• [WORK TO COMPLETE]
Starting at the first line of the data, please print exactly those lines through the one that holds "11), (80, 10)]", omitting every picture.
○ ○ ○ ○
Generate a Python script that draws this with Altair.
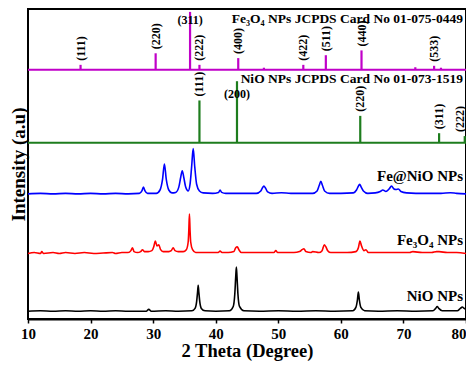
import altair as alt
import pandas as pd

# ---------------- data ----------------
# measured XRD profiles (2theta, stacked intensity in arbitrary units)
NIO_PTS = [(10, 8), (12, 8.5), (14, 8), (16, 8.5), (18, 8), (20, 8.5), (22, 8), (24, 8.5), (26, 8),
           (28.9, 8), (29.3, 10), (29.7, 8), (32, 8.5), (34, 8), (36.2, 8.5), (36.7, 11), (36.95, 18),
           (37.1, 28), (37.2, 35), (37.3, 28), (37.45, 18), (37.7, 11), (38.3, 8.5), (40, 8), (42.2, 8.5),
           (42.8, 13), (43.05, 26), (43.2, 44), (43.3, 54), (43.4, 44), (43.55, 26), (43.8, 13), (44.5, 8.5),
           (47, 8), (50, 8.5), (53, 8), (56, 8.5), (59, 8), (61.9, 8.5), (62.4, 12), (62.65, 20), (62.8, 28),
           (62.95, 20), (63.2, 12), (63.8, 8.5), (66, 8), (69, 8.5), (72, 8), (74.7, 8.5), (75.15, 11),
           (75.4, 13), (75.65, 11), (76.2, 8.5), (78.6, 8.5), (79.1, 11), (79.4, 12.5), (79.7, 11), (80, 10)]

FE3O4_PTS = [(10, 68), (11, 69), (12, 68), (12.2, 70), (12.5, 68), (14, 69), (15, 68), (16, 69), (17.5, 68),
             (19, 69), (20.5, 68), (22, 68.5), (23.5, 69), (24, 68), (25, 69), (26, 69), (26.45, 71), (26.7, 74),
             (26.95, 70), (27.5, 69), (28.0, 70), (28.3, 72), (28.6, 70), (29.2, 70), (29.8, 71), (30.1, 75),
             (30.35, 81), (30.6, 76), (30.9, 77), (31.2, 72), (31.6, 70), (32.5, 70), (32.9, 71), (33.2, 74),
             (33.5, 71), (34.0, 70), (34.8, 70), (35.3, 72), (35.6, 80), (35.7, 92), (35.8, 109), (35.9, 92),
             (36.0, 80), (36.3, 72), (36.8, 69), (38, 69), (39, 69), (40.4, 69), (40.7, 70.5), (41.0, 69),
             (42, 69), (42.9, 70), (43.2, 74), (43.45, 75), (43.7, 72), (44.1, 69), (45, 69), (46.5, 69),
             (48, 69), (49.3, 69), (49.6, 71), (49.9, 69), (51, 69), (52.5, 69), (53.4, 70), (53.8, 72),
             (54.1, 73), (54.4, 70), (55.2, 69), (55.5, 70), (56.5, 69), (57.0, 71), (57.35, 77), (57.6, 75),
             (57.9, 71), (58.4, 69), (59.5, 69), (61, 69), (62.4, 70), (62.8, 74), (63.05, 81), (63.3, 76),
             (63.7, 71), (64.0, 72), (64.4, 69), (65.5, 69), (67, 69), (69, 69), (71, 69), (71.5, 70), (73, 69),
             (74.5, 69), (75.3, 70), (75.7, 70), (77, 69), (78.5, 69), (80, 68)]

FENIO_PTS = [(10, 130), (12, 130.5), (14, 130), (16, 130.5), (18, 130), (20, 130.5), (22, 130), (24, 130.5),
             (26, 130), (27.8, 130.5), (28.2, 133), (28.45, 137), (28.7, 133), (29.1, 130.5), (30.5, 130.5),
             (31.1, 134), (31.5, 145), (31.8, 161), (32.1, 145), (32.5, 134), (33.0, 131), (33.6, 131.5),
             (34.1, 137), (34.4, 147), (34.65, 154), (34.9, 147), (35.2, 137), (35.6, 133), (35.9, 140),
             (36.15, 158), (36.4, 177), (36.65, 158), (36.95, 140), (37.4, 133), (38, 131), (39.5, 130.5),
             (40.45, 131.5), (40.7, 134), (40.95, 131.5), (41.6, 130.5), (44, 130.5), (46.5, 130.5), (47.2, 133),
             (47.45, 136), (47.7, 138), (47.95, 136), (48.3, 132), (49, 130.5), (50.5, 131.2), (52, 130.5),
             (54, 130.5), (55.5, 130.5), (56.2, 133), (56.55, 139), (56.8, 143), (57.05, 139), (57.4, 133),
             (58.2, 130.5), (60, 130.5), (62.0, 131), (62.5, 134), (62.8, 138), (63.0, 140), (63.25, 137),
             (63.6, 133), (64.3, 130.5), (65.5, 131), (66.3, 132.5), (66.7, 134), (67.2, 132.5), (67.7, 135),
             (68.1, 138), (68.5, 135), (68.8, 134.5), (69.2, 135), (69.6, 132.5), (70.5, 131), (72, 130.5),
             (74, 130.5), (76, 130.5), (77.5, 131.2), (78.5, 130.5), (80, 130)]

SERIES = ["NiO NPs", "Fe3O4 NPs", "Fe@NiO NPs"]
SERIES_COLORS = ["#000000", "#ff0000", "#0000ff"]

# JCPDS reference sticks
FE_CARD_BASE = 259
FE_CARD_X = [18.4, 30.4, 35.9, 37.4, 43.6, 54.0, 57.6, 63.3, 74.9, 47.7, 71.9, 76.0]
FE_CARD_TOP = [264, 276, 319, 264, 271, 264, 274, 279, 263, 261, 261.5, 261]
FE_CARD_HKL = ["(111)", "(220)", "(311)", "(222)", "(400)", "(422)", "(511)", "(440)", "(533)", "", "", ""]

NIO_CARD_BASE = 183
NIO_CARD_X = [37.4, 43.4, 63.1, 75.7, 79.8]
NIO_CARD_TOP = [227, 247, 211, 193, 190]
NIO_CARD_HKL = ["(111)", "(200)", "(220)", "(311)", "(222)"]

X_TICKS = [10, 15, 20, 25, 30, 35, 40, 45, 50, 55, 60, 65, 70, 75, 80]

CARDS = ["Fe card", "NiO card"]
CARD_COLORS = ["#c000c8", "#1e7d1e"]

CARD_TITLES = ["Fe\u2083O\u2084 NPs JCPDS Card No 01-075-0449", "NiO NPs JCPDS Card No 01-073-1519"]
SERIES_TITLES = ["Fe@NiO NPs", "Fe\u2083O\u2084 NPs", "NiO NPs"]

# ---------------- tables ----------------
rows = []
for name, pts in zip(SERIES, [NIO_PTS, FE3O4_PTS, FENIO_PTS]):
    for i, (x, y) in enumerate(pts):
        rows.append({"key": name, "x": x, "y": y, "order": i})
curves = pd.DataFrame(rows)

stick_rows = []
for card, base, xs, tops, hkls in [(CARDS[0], FE_CARD_BASE, FE_CARD_X, FE_CARD_TOP, FE_CARD_HKL),
                                    (CARDS[1], NIO_CARD_BASE, NIO_CARD_X, NIO_CARD_TOP, NIO_CARD_HKL)]:
    for x, t, h in zip(xs, tops, hkls):
        stick_rows.append({"key": card, "x": x, "base": base, "top": t, "hkl": h})
sticks = pd.DataFrame(stick_rows)
base_df = pd.DataFrame({"key": CARDS, "base": [FE_CARD_BASE, NIO_CARD_BASE],
                        "x0": [X_TICKS[0]] * 2, "x1": [X_TICKS[-1]] * 2})

W, H = 438, 310
FONT = "Liberation Serif"

xscale = alt.Scale(domain=[10, 80], nice=False, zero=False)
yscale = alt.Scale(domain=[0, 322], nice=False, zero=False)
color = alt.Color("key:N", scale=alt.Scale(domain=SERIES + CARDS, range=SERIES_COLORS + CARD_COLORS),
                  legend=None)

xaxis = alt.Axis(title="2 Theta (Degree)", values=X_TICKS,
                 labelExpr="datum.value % 10 == 0 ? datum.label : ''",
                 labelAlign=alt.condition("datum.value == 80", alt.value("right"), alt.value("center")),
                 grid=False, domainWidth=2, domainColor="black", tickColor="black",
                 tickWidth=1.5, tickSize=4, labelPadding=3, titlePadding=0,
                 labelFont=FONT, labelFontSize=15, labelFontWeight="bold", labelColor="black",
                 titleFont=FONT, titleFontSize=18.5, titleFontWeight="bold", titleColor="black")
yaxis = alt.Axis(title="Intensity (a.u)", labels=False, ticks=False, grid=False, domain=False,
                 titleFont=FONT, titleFontSize=19, titleFontWeight="bold", titleColor="black",
                 titlePadding=0)

lines = alt.Chart(curves).mark_line(strokeWidth=1.6, interpolate="monotone").encode(
    x=alt.X("x:Q", scale=xscale, axis=xaxis),
    y=alt.Y("y:Q", scale=yscale, axis=yaxis),
    color=color, order="order:Q", detail="key:N")

baselines = alt.Chart(base_df).mark_rule(strokeWidth=2).encode(
    x=alt.X("x0:Q", scale=xscale), x2="x1:Q",
    y=alt.Y("base:Q", scale=yscale), color=color)

stick_marks = alt.Chart(sticks).mark_rule(strokeWidth=2.2).encode(
    x=alt.X("x:Q", scale=xscale),
    y=alt.Y("base:Q", scale=yscale), y2="top:Q", color=color)

label_enc = dict(x=alt.X("x:Q", scale=xscale), y=alt.Y("top:Q", scale=yscale), text="hkl:N")
label_style = dict(font=FONT, fontSize=12, fontWeight="bold", color="black")

is_fe311 = "datum.key == 'Fe card' && datum.hkl == '(311)'"
is_ni200 = "datum.key == 'NiO card' && datum.hkl == '(200)'"
is_edge = "datum.x > 79"

rot_labels = alt.Chart(sticks).transform_filter(
    f"datum.hkl != '' && !({is_fe311}) && !({is_ni200}) && !({is_edge})").mark_text(
    angle=270, align="left", baseline="middle", dx=4, **label_style).encode(**label_enc)

edge_labels = alt.Chart(sticks).transform_filter(is_edge).mark_text(
    angle=270, align="left", baseline="middle", dx=4, dy=-4.5, **label_style).encode(**label_enc)

fe311_label = alt.Chart(sticks).transform_filter(is_fe311).mark_text(
    align="center", baseline="middle", dy=8, **label_style).encode(**label_enc)

ni200_label = alt.Chart(sticks).transform_filter(is_ni200).mark_text(
    align="center", baseline="middle", dy=13, **label_style).encode(**label_enc)

# annotation text anchors, in the intensity units of the y scale
CARD_TITLE_LEVEL = [312, 249]
SERIES_TITLE_LEVEL = [149, 82, 24]
annots = []
for t, lv in zip(CARD_TITLES, CARD_TITLE_LEVEL):
    annots.append(alt.Chart(pd.DataFrame({"t": [t]})).mark_text(
        align="right", baseline="middle", font=FONT, fontSize=13.5, fontWeight="bold", color="black").encode(
        x=alt.value(W - 3), y=alt.Y(datum=lv, scale=yscale), text="t:N"))
for t, lv in zip(SERIES_TITLES, SERIES_TITLE_LEVEL):
    annots.append(alt.Chart(pd.DataFrame({"t": [t]})).mark_text(
        align="right", baseline="middle", font=FONT, fontSize=15, fontWeight="bold", color="black").encode(
        x=alt.value(W - 3), y=alt.Y(datum=lv, scale=yscale), text="t:N"))

chart = alt.layer(lines, baselines, stick_marks, rot_labels, edge_labels, fe311_label, ni200_label,
                  *annots).properties(
    width=W, height=H,
    background="white",
    autosize=alt.AutoSizeParams(type="none"),
    padding={"left": 20, "top": 1, "right": 0, "bottom": 43},
).configure_view(stroke="black", strokeWidth=2)

chart.save("out.html", embed_options={"renderer": "svg", "actions": False})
○ ○ ○ ○
• [RESULT FOR THIS TASK]
Generate a Python script that draws this with Altair.
import altair as alt
import pandas as pd

# ---------------- data ----------------
# measured XRD profiles (2theta, stacked intensity in arbitrary units)
NIO_PTS = [(10, 8), (12, 8.5), (14, 8), (16, 8.5), (18, 8), (20, 8.5), (22, 8), (24, 8.5), (26, 8),
           (28.9, 8), (29.3, 10), (29.7, 8), (32, 8.5), (34, 8), (36.2, 8.5), (36.7, 11), (36.95, 18),
           (37.1, 28), (37.2, 35), (37.3, 28), (37.45, 18), (37.7, 11), (38.3, 8.5), (40, 8), (42.2, 8.5),
           (42.8, 13), (43.05, 26), (43.2, 44), (43.3, 54), (43.4, 44), (43.55, 26), (43.8, 13), (44.5, 8.5),
           (47, 8), (50, 8.5), (53, 8), (56, 8.5), (59, 8), (61.9, 8.5), (62.4, 12), (62.65, 20), (62.8, 28),
           (62.95, 20), (63.2, 12), (63.8, 8.5), (66, 8), (69, 8.5), (72, 8), (74.7, 8.5), (75.15, 11),
           (75.4, 13), (75.65, 11), (76.2, 8.5), (78.6, 8.5), (79.1, 11), (79.4, 12.5), (79.7, 11), (80, 10)]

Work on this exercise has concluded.